Arthur Burdett Frost (1851-1928)
Sawney with his Long Rifle, c. 1895
signed "A. B. Frost" lower right
watercolor and gouache, 12 by 7 in.
Will Ryan, an outdoorsman and writer and editor for "Gray’s Sporting Journal," selected the story "Sawney’s Deer Lick" for inclusion in his 2013 history of hunting and fishing in America. Written by Charles D. Lanier and illustrated by Frost for Scribner’s in 1895, the story follows a narrator and his guide.

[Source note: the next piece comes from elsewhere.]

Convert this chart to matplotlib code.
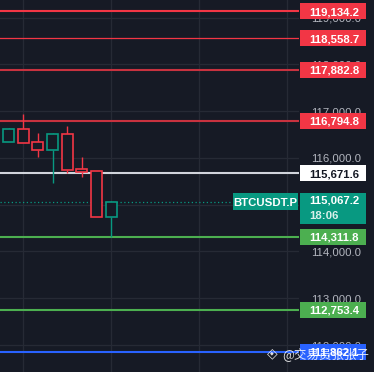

Ryan prefaces, "If the story of the most dangerous big game is about leaving home, the story about the most treasured big game, the white-tailed deer, is about finding it…The remote woods of the northern Midwest, Maine, the central Adirondacks, western Pennsylvania, and West Virginia were the only regions in the country capable of hosting a deer season in the late nineteenth and early twentieth centuries. Not surprisingly, most of the white-tailed deer stories from the 1890s came from those regions. City hunters relied on guides or locals with inside information to assist them in the hunting, as is the case in 'Sawney’s Deer Lick.'"
Ryan continues, "The narrator and his longtime guide were on one of their Allegheny big game hunts when they stopped for a break. ‘I’ve killed some 37 deer from this spring,’ said Sawney Moore, the lanky mountaineer guide, standing ‘with hands clasped over the muzzle of the old mountain rifle, which was long enough to act as a comfortable support for his chin.’"
"In all likelihood, Scribner’s readers read the stillness and purity of nature and the mountain’s tabernacle woodland with a religious frame of mind. In many ways, this was a story author Lanier was born to tell. He was the eldest son of Sidney Lanier…The younger Lanier spent considerable time in the uplands of the Alleghenies and witnessed his father’s effort at healing through love of the land. By seventeen, Charles was a skilled outdoorsman. After college he moved to New York, where he worked on Wall Street and at the American Review of Reviews and also wrote stories for Scribner’s."
This work, depicting an eccentric and accomplished mountain guide at one with his surroundings, conjures a specific moment in the history of hunting in America.
Provenance: Henry M. Reed Collection, acquired from Russell Button Gallery, Chicago
Private Collection, New Jersey, by direct descent in the family from the above
Literature: Charles D. Lanier, "Sawney's Deer Lick," Scribner's Magazine, Jan 1895, p. 100, illustrated.
Will Ryan, "Gray's Sporting Journal's Noble Birds and Wily Trout: Creating America's Hunting and Fishing Traditions," Guildford, CT, 2013, pp. 133-136.
Exhibited: Montclair, New Jersey, "The World of A. B. Frost: His Family and their Circle," Montclair Art Museum, April 24-June 19, 1983.